Answer: C. $$x^{2}-x-2$$ Explain
This is a question about polynomial long division . The solving step is:

To divide $$x^{3}-4x^{2}+x+6$$ by $$x-3$$ using long division, we set it up just like regular number long division:

1. First, we look at the leading terms. How many times does `x` (from `x-3`) go into `x^3`? It's `x^2` times. So we write `x^2` on top.
2. Next, we multiply `x^2` by the whole divisor `(x-3)`. That gives us `x^3 - 3x^2`. We write this under `x^3 - 4x^2`.
3. Now, we subtract this from the original expression: `(x^3 - 4x^2) - (x^3 - 3x^2)`. The `x^3` terms cancel out, and `-4x^2 - (-3x^2)` becomes `-4x^2 + 3x^2 = -x^2`.
4. Bring down the next term, `+x`, so now we have `-x^2 + x`.
5. Repeat the process. How many times does `x` go into `-x^2`? It's `-x` times. So we write `-x` next to the `x^2` on top.
6. Multiply `-x` by `(x-3)`, which gives us `-x^2 + 3x`. We write this under `-x^2 + x`.
7. Subtract again: `(-x^2 + x) - (-x^2 + 3x)`. The `-x^2` terms cancel out, and `x - 3x` becomes `-2x`.
8. Bring down the last term, `+6`, so now we have `-2x + 6`.
9. One last time! How many times does `x` go into `-2x`? It's `-2` times.

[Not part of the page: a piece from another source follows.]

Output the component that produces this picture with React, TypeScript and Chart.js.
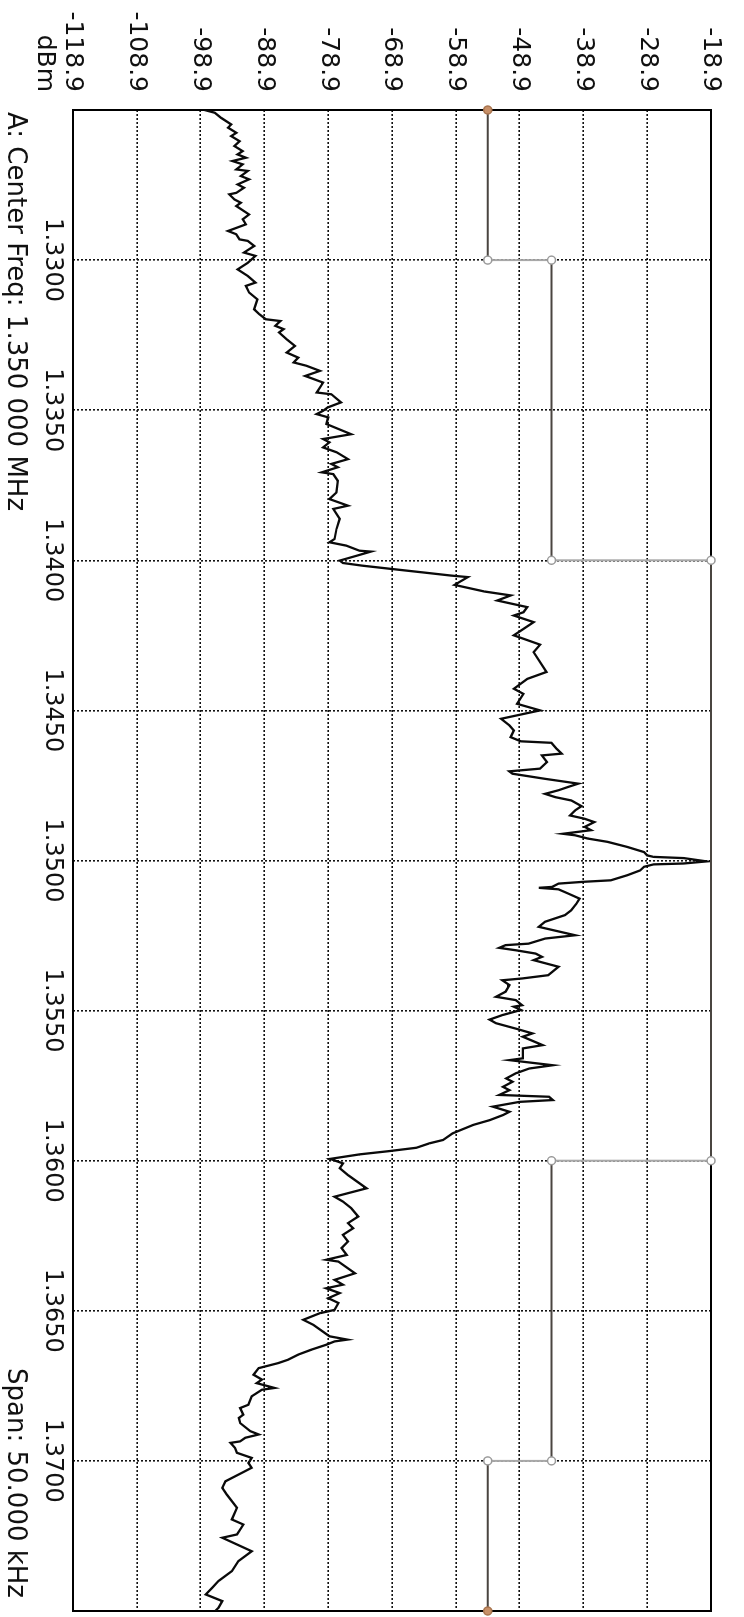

So we write `-2` next to the `-x` on top.
10. Multiply `-2` by `(x-3)`, which gives us `-2x + 6`. We write this under `-2x + 6`.
11. Subtract: `(-2x + 6) - (-2x + 6)`. Everything cancels out, and we get a remainder of `0`.

So, the answer is the expression we got on top: $$x^{2}-x-2$$.